Hace mucho, muchísimo, que no les ve. Ellos son norteamericanos. Hay veces que me dicen que vendrán a verme a Guatemala, pero nunca vienen, dice, mirando al vacío, sentado, viendo cómo otros compañeros montan las tiendas de campaña a su alrededor. “A ver si los puedo ver allá”, afirma.
Dice que en 2001 fue arrestado. Que pasó ocho años en prisión. Que, posteriormente, fue deportado. “En los 90 migrar era más fácil. Uno agarraba un tren e iba de lado a lado.

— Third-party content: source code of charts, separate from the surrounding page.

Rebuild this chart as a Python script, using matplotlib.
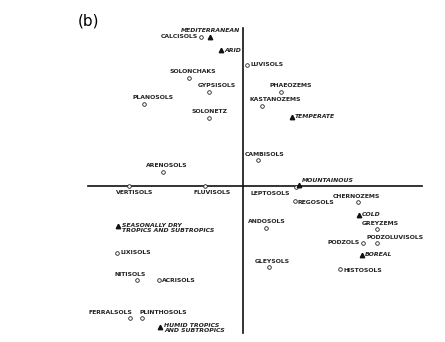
import matplotlib.pyplot as plt

# soil groups (ordination scores)
soils = ["CALCISOLS", "LUVISOLS", "SOLONCHAKS", "GYPSISOLS", "PHAEOZEMS", "PLANOSOLS",
         "KASTANOZEMS", "SOLONETZ", "CAMBISOLS", "ARENOSOLS", "VERTISOLS", "FLUVISOLS",
         "LEPTOSOLS", "REGOSOLS", "CHERNOZEMS", "ANDOSOLS", "GREYZEMS", "PODZOLUVISOLS",
         "PODZOLS", "LIXISOLS", "GLEYSOLS", "HISTOSOLS", "NITISOLS", "ACRISOLS",
         "FERRALSOLS", "PLINTHOSOLS"]
soil_x = [-0.42, 0.04, -0.54, -0.34, 0.38, -0.99, 0.19, -0.34, 0.15, -0.80, -1.14, -0.38,
          0.53, 0.52, 1.15, 0.23, 1.34, 1.34, 1.20, -1.26, 0.26, 0.97, -1.06, -0.84,
          -1.13, -1.01]
soil_y = [1.49, 1.21, 1.08, 0.94, 0.94, 0.82, 0.80, 0.68, 0.26, 0.14, 0.0, 0.0,
          -0.01, -0.15, -0.16, -0.42, -0.43, -0.57, -0.57, -0.67, -0.81, -0.83, -0.94, -0.94,
          -1.32, -1.32]

# climate zones
climates = ["MEDITERRANEAN", "ARID", "TEMPERATE", "MOUNTAINOUS",
            "SEASONALLY DRY\nTROPICS AND SUBTROPICS", "COLD", "BOREAL",
            "HUMID TROPICS\nAND SUBTROPICS"]
clim_x = [-0.33, -0.22, 0.49, 0.56, -1.25, 1.16, 1.19, -0.83]
clim_y = [1.49, 1.36, 0.69, 0.01, -0.40, -0.29, -0.69, -1.41]

# label placement: (dx px, dy px, ha, va)
soil_lab = {
    "CALCISOLS": (-3, 0, "right", "center"), "LUVISOLS": (3, 0, "left", "center"),
    "SOLONCHAKS": (4, 4, "center", "bottom"), "GYPSISOLS": (8, 4, "center", "bottom"),
    "PHAEOZEMS": (10, 4, "center", "bottom"), "PLANOSOLS": (9, 4, "center", "bottom"),
    "KASTANOZEMS": (13, 4, "center", "bottom"), "SOLONETZ": (0, 4, "center", "bottom"),
    "CAMBISOLS": (7, 3, "center", "bottom"), "ARENOSOLS": (4, 4, "center", "bottom"),
    "VERTISOLS": (6, -4, "center", "top"), "FLUVISOLS": (7, -4, "center", "top"),
    "LEPTOSOLS": (-26, -4, "center", "top"), "REGOSOLS": (2, -2, "left", "center"),
    "CHERNOZEMS": (-2, 3, "center", "bottom"), "ANDOSOLS": (1, 4, "center", "bottom"),
    "GREYZEMS": (3, 3, "center", "bottom"), "PODZOLUVISOLS": (18, 3, "center", "bottom"),
    "PODZOLS": (-3, 1, "right", "center"), "LIXISOLS": (3, 0, "left", "center"),
    "GLEYSOLS": (3, 3, "center", "bottom"), "HISTOSOLS": (3, -2, "left", "center"),
    "NITISOLS": (-7, 3, "center", "bottom"), "ACRISOLS": (3, 0, "left", "center"),
    "FERRALSOLS": (-20, 3, "center", "bottom"), "PLINTHOSOLS": (21, 3, "center", "bottom"),
}
clim_lab = [(30, 6, "right", "center"), (3, 0, "left", "center"), (3, 1, "left", "center"),
            (3, 4, "left", "center"), (4, -2, "left", "center"), (3, 0, "left", "center"),
            (3, 0, "left", "center"), (4, -1, "left", "center")]

fig = plt.figure(figsize=(4.45, 3.42), dpi=100)
ax = fig.add_axes([0, 0, 1, 1])
ax.set_xlim(-2.43, 2.02)
ax.set_ylim(-1.56, 1.86)
ax.axis("off")

ax.axhline(0, xmin=0.198, xmax=0.948, color="#111111", linewidth=1.2)
ax.axvline(0, ymin=0.026, ymax=0.918, color="#111111", linewidth=1.2)

ax.plot(soil_x, soil_y, "o", markersize=2.6, markerfacecolor="white",
        markeredgecolor="#222222", markeredgewidth=0.6, zorder=3)
ax.plot(clim_x, clim_y, "^", markersize=3.2, color="#111111", zorder=3)

pt = 0.72  # points per pixel
for name, x, y in zip(soils, soil_x, soil_y):
    dx, dy, ha, va = soil_lab[name]
    ax.annotate(name, (x, y), xytext=(dx * pt, dy * pt), textcoords="offset points",
                ha=ha, va=va, fontsize=4.4, fontweight="bold", color="#222222")

for name, x, y, (dx, dy, ha, va) in zip(climates, clim_x, clim_y, clim_lab):
    ax.annotate(name, (x, y), xytext=(dx * pt, dy * pt), textcoords="offset points",
                ha=ha, va=va, fontsize=4.4, fontweight="bold", fontstyle="italic",
                color="#222222", linespacing=1.1)

fig.text(0.175, 0.94, "(b)", fontsize=11, ha="left", va="center")

fig.savefig("out.png", dpi=100)
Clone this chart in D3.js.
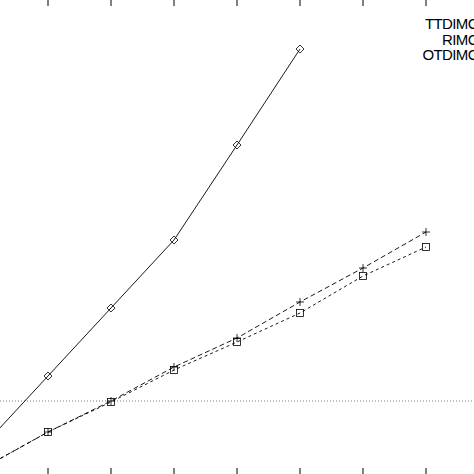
<!DOCTYPE html>
<html><head><meta charset="utf-8">
<script src="https://cdn.jsdelivr.net/npm/d3@7.9.0/dist/d3.min.js"></script>
<style>body{margin:0;background:#fff}</style></head>
<body><svg id="c" width="474" height="474"></svg>
<script>
// data (pixel-read, arbitrary units: y in chart units where 0 = bottom)
const steps = [0, 1, 2, 3, 4, 5, 6, 7];
const ttdimc = [30, 98, 166, 234, 329, 425];
const rimc = [7, 42, 73, 107, 136, 172, 206, 242];
const otdimc = [7, 42, 72, 104, 132, 161, 198, 227];
const baseline = 73;
const ticks = [1, 2, 3, 4, 5, 6, 7];

const svg = d3.select('#c');
const x = d3.scaleLinear().domain([0, 7]).range([-15, 426]);
const y = d3.scaleLinear().domain([0, 474]).range([474, 0]);
const line = d3.line().x((d, i) => x(i)).y(d => y(d));

// ticks top and bottom
ticks.forEach(t => {
  svg.append('line').attr('x1', x(t)).attr('x2', x(t)).attr('y1', 0).attr('y2', 6).attr('stroke', '#000');
  svg.append('line').attr('x1', x(t)).attr('x2', x(t)).attr('y1', 468).attr('y2', 474).attr('stroke', '#000');
});

svg.append('line').attr('x1', 0).attr('x2', 474).attr('y1', y(baseline)).attr('y2', y(baseline))
  .attr('stroke', '#555').attr('stroke-dasharray', '1,2').attr('stroke-width', 0.8);

const series = [
  { name: 'TTDIMC', data: ttdimc, dash: null, marker: 'diamond' },
  { name: 'RIMC', data: rimc, dash: '5,3', marker: 'plus' },
  { name: 'OTDIMC', data: otdimc, dash: '3,3', marker: 'square' }
];

series.forEach(s => {
  svg.append('path').attr('d', line(s.data)).attr('fill', 'none').attr('stroke', '#000')
    .attr('stroke-width', 0.9).attr('stroke-dasharray', s.dash);
  s.data.forEach((d, i) => {
    if (i === 0) return;
    const cx = x(i), cy = y(d);
    if (s.marker === 'diamond') {
      svg.append('path').attr('d', `M${cx},${cy - 4}L${cx + 4},${cy}L${cx},${cy + 4}L${cx - 4},${cy}Z`)
        .attr('fill', 'none').attr('stroke', '#000').attr('stroke-width', 0.8);
    } else if (s.marker === 'square') {
      svg.append('rect').attr('x', cx - 3.5).attr('y', cy - 3.5).attr('width', 7).attr('height', 7)
        .attr('fill', 'none').attr('stroke', '#000').attr('stroke-width', 0.8);
    } else {
      svg.append('path').attr('d', `M${cx - 4},${cy}H${cx + 4}M${cx},${cy - 4}V${cy + 4}`)
        .attr('stroke', '#000').attr('stroke-width', 0.8);
    }
  });
});

// legend (cut off at right edge)
series.forEach((s, i) => {
  svg.append('text').attr('x', 478).attr('y', 29 + i * 15.5).attr('text-anchor', 'end')
    .attr('font-family', 'Liberation Sans, Arial, sans-serif').attr('font-size', 15)
    .attr('letter-spacing', -0.6).text(s.name);
});
</script></body></html>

No había tanta migra, ahora sobra la migra”, explica. Dice que para aquel primer viaje le bastaron 500 quetzales. No dice qué le ocurrió para terminar en prisión.

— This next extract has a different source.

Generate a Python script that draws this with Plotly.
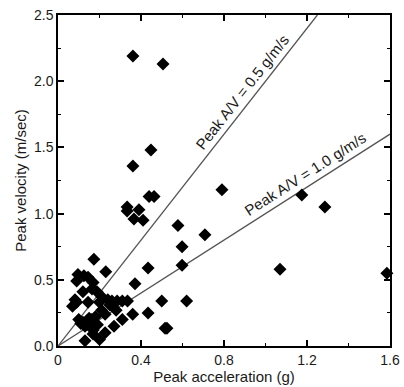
import plotly.graph_objects as go

# Data
accel = [0.361, 0.506, 0.448, 0.361, 0.439, 0.463, 0.333, 0.333, 0.39, 0.366, 0.41,
         0.578, 0.708, 0.598, 0.79, 1.175, 1.286, 1.585, 1.07, 0.434, 0.371, 0.50,
         0.598, 0.62, 0.525, 0.434, 0.36, 0.31, 0.27, 0.516,
         0.173, 0.23, 0.096, 0.125, 0.145, 0.09, 0.169, 0.12, 0.164, 0.188, 0.212,
         0.082, 0.24, 0.145, 0.20, 0.09,
         0.26, 0.285, 0.31, 0.335,
         0.227, 0.145, 0.12, 0.16, 0.18, 0.13, 0.11, 0.19, 0.15, 0.17, 0.14, 0.10,
         0.169, 0.13, 0.20, 0.227, 0.21, 0.28, 0.25, 0.07]
velocity = [2.19, 2.13, 1.48, 1.36, 1.13, 1.13, 1.05, 1.02, 1.03, 0.96, 0.95,
            0.91, 0.84, 0.75, 1.18, 1.14, 1.05, 0.55, 0.58, 0.59, 0.47, 0.34,
            0.61, 0.34, 0.135, 0.25, 0.24, 0.2, 0.15, 0.135,
            0.655, 0.56, 0.54, 0.53, 0.52, 0.49, 0.48, 0.41, 0.43, 0.41, 0.37,
            0.35, 0.35, 0.33, 0.33, 0.33,
            0.34, 0.34, 0.34, 0.34,
            0.24, 0.165, 0.18, 0.20, 0.22, 0.15, 0.17, 0.16, 0.21, 0.12, 0.19, 0.20,
            0.09, 0.04, 0.05, 0.10, 0.27, 0.27, 0.31, 0.30]

line_x = [0, 1.25]
line_05_y = [0, 2.5]
line_10_x = [0, 1.6]
line_10_y = [0, 1.6]

x_dtick = 0.4
y_dtick = 0.5

font = "Liberation Sans, Arial, sans-serif"
txt = "#1a1a1a"

fig = go.Figure()
fig.add_trace(go.Scatter(x=line_x, y=line_05_y, mode="lines",
                         line=dict(color="#555555", width=1.3), hoverinfo="skip"))
fig.add_trace(go.Scatter(x=line_10_x, y=line_10_y, mode="lines",
                         line=dict(color="#555555", width=1.3), hoverinfo="skip"))
fig.add_trace(go.Scatter(x=accel, y=velocity, mode="markers", cliponaxis=False,
                         marker=dict(symbol="diamond", size=10, color="black",
                                     line=dict(width=0))))

fig.add_annotation(x=0.89, y=1.92, text="Peak A/V = 0.5 g/m/s", showarrow=False,
                   textangle=-52, font=dict(size=15, color=txt, family=font))
fig.add_annotation(x=1.195, y=1.30, text="Peak A/V = 1.0 g/m/s", showarrow=False,
                   textangle=-32.6, font=dict(size=15, color=txt, family=font))

axis_common = dict(showline=True, linecolor="black", linewidth=1.5, mirror="allticks",
                   ticks="inside", ticklen=6, tickwidth=1.5, tickcolor="#000000",
                   showgrid=False, zeroline=False, layer="above traces",
                   tickfont=dict(size=14, color=txt, family=font))

fig.update_xaxes(range=[0, 1.6], tickmode="linear", tick0=0, dtick=x_dtick,
                 minor=dict(ticks="inside", ticklen=3, dtick=x_dtick / 2,
                            tickcolor="#000000", tickwidth=1.3),
                 title=dict(text="Peak acceleration (g)", standoff=0,
                            font=dict(size=15, color=txt, family=font)),
                 **axis_common)
fig.update_yaxes(range=[0, 2.5], tickmode="linear", tick0=0, dtick=y_dtick, tickformat=".1f",
                 minor=dict(ticks="inside", ticklen=3, dtick=y_dtick / 2,
                            tickcolor="#000000", tickwidth=1.3),
                 title=dict(text="Peak velocity (m/sec)", standoff=4,
                            font=dict(size=15, color=txt, family=font)),
                 **axis_common)

fig.update_layout(width=404, height=387, showlegend=False,
                  margin=dict(l=58, r=14, t=15, b=41, autoexpand=False),
                  plot_bgcolor="rgba(0,0,0,0)", paper_bgcolor="white",
                  font=dict(family=font))
fig.write_html("out.html", config={"displayModeBar": False},
               post_script="document.body.style.margin='0';document.body.style.padding='0';")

“La cárcel es lo más duro que hay. Si te van a visitar es amigo de verdad. Así lo dice la canción. No por nada sacan las canciones”, reflexiona.
Está sentado en una acera de Nistepec. Tiene los pies vendados. Dice que se le han dañado de caminar. “Este sufrimiento va a valer”, asegura este hombretón, parco en palabras, pero con agudo sentido del humor.
Su hermano también estuvo en Estados Unidos. Una década después de que él llegase, poco antes de que lo encarcelasen. Aguantó ocho años y fue deportado. Tiene dos hijos, Denilson Moisés y José Antonio, de 7 y 5 años.
“Lucho por hacer algo por ellos”, dice.
Recuerda el día de su arresto en Atlanta. No cargaba placas en orden ni documentos. Firmó lo que se denomina “salida voluntaria”, que es como se conoce a la deportación.
Permaneció encerrado tres meses en un centro de detención de migrantes en Alabama.
“Nos trataron mal. No nos daban jabón, ni papel. Si no tenías comida, tenías que comprar. Nos vestían con uniforme naranja de preso”, relata.
Ambos hermanos discuten sobre las razones que les pusieron en marcha. Y señalan al Gobierno de Jimmy Morales, y a los gobiernos que le antecedieron. “Se roban todo el dinero. Por eso los países están fregados. No hay carreteras. Un buen gobierno hace un buen país. Todos los que entran van robando”, dice Julio César.
“Si ganas 100 dólares, se come bien. Pero si ganas 100 quetzales, una librita de carne cuesta 35 quetzales. Y si ganas 50 quetzales, olvídate de la carne”, responde Oseas Moisés.
Ambos tienen las manos grandes, enormes, cuarteadas de trabajar el campo. Ambos repiten que hacen esto “por nuestra familia”.